Hommage à Grey Owl, 1970
Huile sur toile, 299.5 x 400 cm
Musée des beaux-arts de Montréal,
don de la Banque canadienne
impériale de commerce 2001.184
De nouvelles acquisitions
L’exposition est également une première pour une série d’œuvres qui ont récemment intégré les collections du MBAM. « Jusqu’ici, poursuit Stéphane Aquin, nous possédions quatre peintures et quelques aquarelles. En 2001, à l’instigation de Bernard Lamarre, le président du musée, une aide spéciale de 2,6 millions de dollars a été consentie par le gouvernement du Québec pour enrichir les collections du musée des Beaux-Arts de Montréal et du musée d’État de Québec à partir du fonds de l’artiste.
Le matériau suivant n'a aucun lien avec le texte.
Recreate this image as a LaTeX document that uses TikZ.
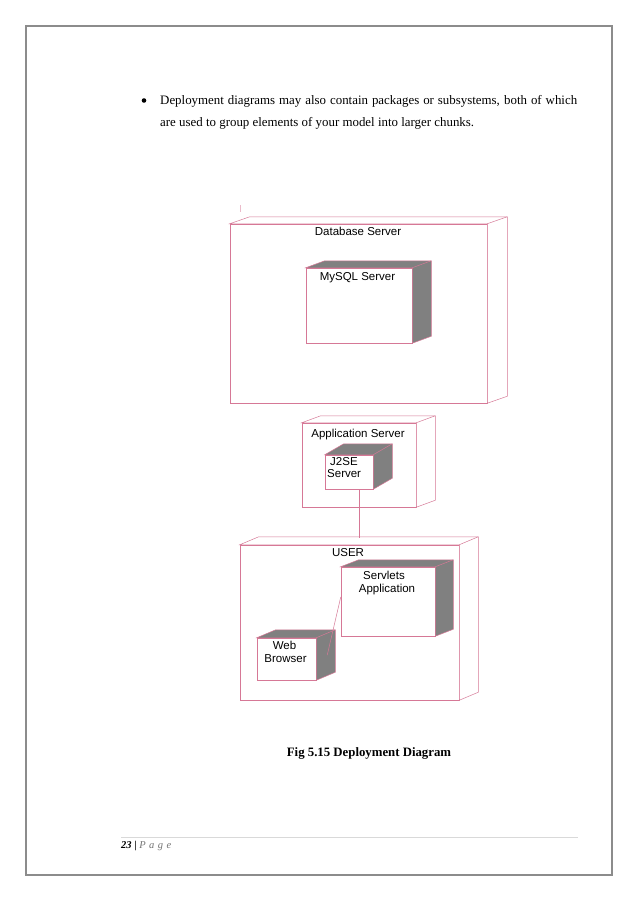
\documentclass[tikz,border=0pt]{standalone}
\usepackage{fontspec}
\setmainfont{Liberation Serif}
\newfontfamily\umlfont{Liberation Sans}
\definecolor{umlpink}{RGB}{214,120,150}
\definecolor{umlgray}{RGB}{128,128,128}
\definecolor{framegray}{RGB}{140,140,140}
% top and right faces of a 3D node: name, dx, dy, fill
\newcommand{\boxdepth}[4]{%
  \filldraw[edge,fill=#4] (#1.north west) -- ++(#2,-#3) -- ([shift={(#2,-#3)}]#1.north east)
    -- ([shift={(#2,-#3)}]#1.south east) -- (#1.south east) -- (#1.north east) -- cycle;
  \draw[edge] (#1.north east) -- ++(#2,-#3);}
\begin{document}
\begin{tikzpicture}
	[x=1pt,y=-1pt,
	 edge/.style={draw=umlpink,line width=0.5pt},
	 front/.style={edge,fill=white,inner sep=0pt},
	 lbl/.style={font=\umlfont\fontsize{11.5}{13}\selectfont,inner sep=0pt,anchor=base},
	 body/.style={font=\fontsize{12.9}{22.3}\selectfont,inner sep=0pt}]
	\useasboundingbox (0,0) rectangle (638,902);
	\draw[framegray,line width=1.8pt] (26,26) rectangle (612,875);
	% bullet text
	\node[circle,fill=black,inner sep=0pt,minimum size=4.6pt] (dot) at (144,100.5) {};
	\node[body,anchor=north west,text width=417pt,align=justify] (intro) at (160,95.2)
		{Deployment diagrams may also contain packages or subsystems, both of which are used to group elements of your model into larger chunks.};
	\draw[umlpink!50,line width=0.4pt] (240,205) -- (240,212);
	% Database Server
	\node[front,minimum width=257pt,minimum height=179pt] (db) at (358.5,313.5) {};
	\boxdepth{db}{20}{7}{white}
	\node[lbl] (dblbl) at (358,235.5) {Database Server};
	\node[front,minimum width=106pt,minimum height=75pt] (mysql) at (359,305.5) {};
	\boxdepth{mysql}{19}{7}{umlgray}
	\node[lbl] (mysqllbl) at (357.5,280) {MySQL Server};
	% Application Server
	\node[front,minimum width=114pt,minimum height=84pt] (app) at (359,465) {};
	\boxdepth{app}{19}{7}{white}
	\node[lbl] (applbl) at (358,437) {Application Server};
	\node[front,minimum width=48pt,minimum height=34pt] (j2se) at (349,472) {};
	\boxdepth{j2se}{19}{11}{umlgray}
	\node[lbl,anchor=base west] (j2selbla) at (330,465) {J2SE};
	\node[lbl,anchor=base west] (j2selblb) at (327,477) {Server};
	% USER
	\node[front,minimum width=219pt,minimum height=155pt] (user) at (349.5,622.5) {};
	\boxdepth{user}{19}{8}{white}
	\node[lbl] (userlbl) at (348,556) {USER};
	\node[front,minimum width=94pt,minimum height=69pt] (servlets) at (388,601.5) {};
	\boxdepth{servlets}{18}{7}{umlgray}
	\node[lbl] (servletslbla) at (384,579) {Servlets};
	\node[lbl] (servletslblb) at (387,592) {Application};
	\node[front,minimum width=59pt,minimum height=42pt] (web) at (286.5,659) {};
	\boxdepth{web}{19}{8}{umlgray}
	\node[lbl] (weblbla) at (284.5,649) {Web};
	\node[lbl] (weblblb) at (285.5,662) {Browser};
	% connectors
	\coordinate (usertop) at (359,538);
	\draw[edge] (j2se.south -| usertop) -- (usertop);
	\draw[edge] ([yshift=4.5pt]servlets.west) -- ([xshift=11pt,yshift=4pt]web.east);
	% caption and footer
	\node[body,font=\bfseries\fontsize{12.8}{15}\selectfont,anchor=base] (caption) at (369,756) {Fig 5.15 Deployment Diagram};
	\draw[black!15,line width=0.5pt] (121,837) -- (578,837);
	\node[inner sep=0pt,anchor=base west,font=\fontsize{10.5}{12}\selectfont] (pagenum) at (121,848)
		{\textbf{\textit{23}} \textbf{|} \textcolor{black!55}{\textit{P\,\,a\,\,g\,\,e}}};
\end{tikzpicture}
\end{document}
Cela nous a permis de renforcer certains points faibles grâce à des œuvres telles que Soleil de minuit, de la série des Icebergs, La Roue, une œuvre de la période classique des mosaïques, ou un Canot à glace long de 7,25 mètres et peint de figures d’oiseaux au pochoir. » Une fois la présentation terminée, cette création de 1992 rejoindra les collections permanentes, exposée verticalement, comme un totem, en hommage à la légende québécoise de la « Chasse galerie » et à la traversée du Saint-Laurent l’hiver.